The music of Christmas breaks my heart.  Every song is a person or a place.  It’s a smell or a flavor or a conversation I wish I could have again.

 

My brother and I always received really cool gifts from my grandmother and grandfather.  One year we got shares of stock: Mattel for me and Tonka for my brother.  Throughout the years we would get dividend checks and I used to get so upset that my brother’s was larger than mine.  Tonka trucks were beating out Barbie, but how?  Barbie was gorgeous and trucks were just stupid yellow squares with four wheels.  You couldn’t even dress them up AND they were always dirty!  There are just so many memories born from magical Christmas moments.  

 

Christmas was my mother and my mother was Christmas.
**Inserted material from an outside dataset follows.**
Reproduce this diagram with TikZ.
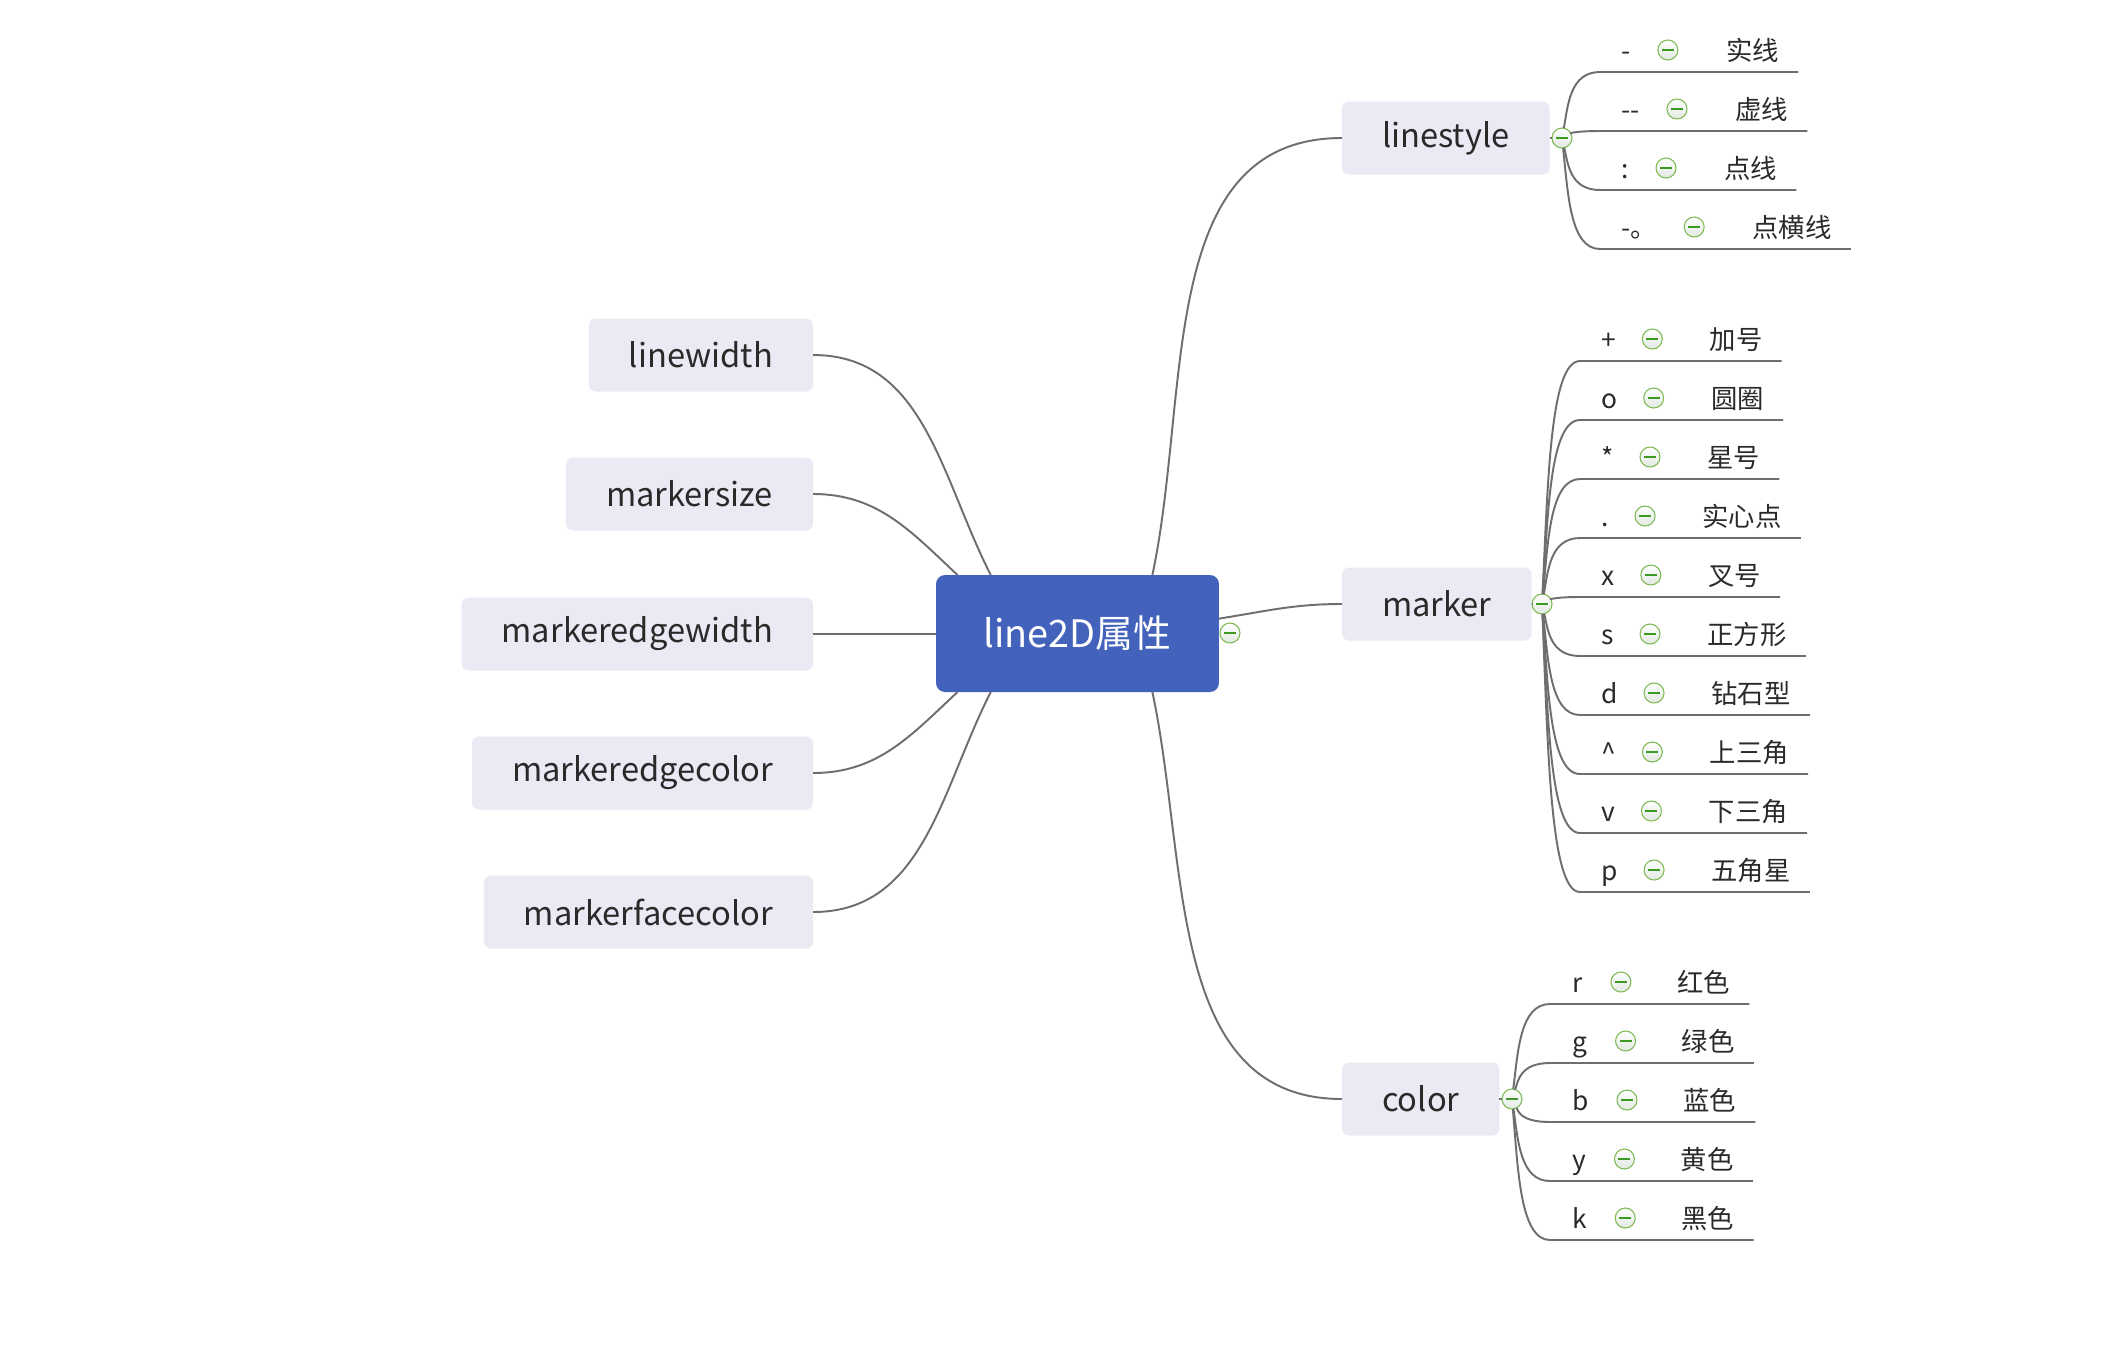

Without her, there would have been no Christmas and now that she is gone, it seems that way; like there is no Christmas.

 

In the dark on Christmas Eve I would always stare at the sky and pray so hard to see Santa.  One year, coming home from my great grandma’s house on Christmas Eve, I wanted it so badly that I swear I did see him; the reindeer in front and Santa being pulled along behind in his sleigh.  I was so certain I’d seen this, that only a few years later when my parents told me that Santa wasn’t real, I didn’t believe them.  I still don’t. 

 

It is as if we sleep all year and then on Christmas we wake up and see light and love and joy and peace for the first time, as though these things have not been there all along, waiting.

 

Merry Christmas.  Maybe this is something you can say and you can receive even if you don’t believe in a God or in Jesus or in any of the stories from this time.  You can say it because it means something other than that, something that we all deserve.  It means:

 

I see you. I care about you.  I wish you peace.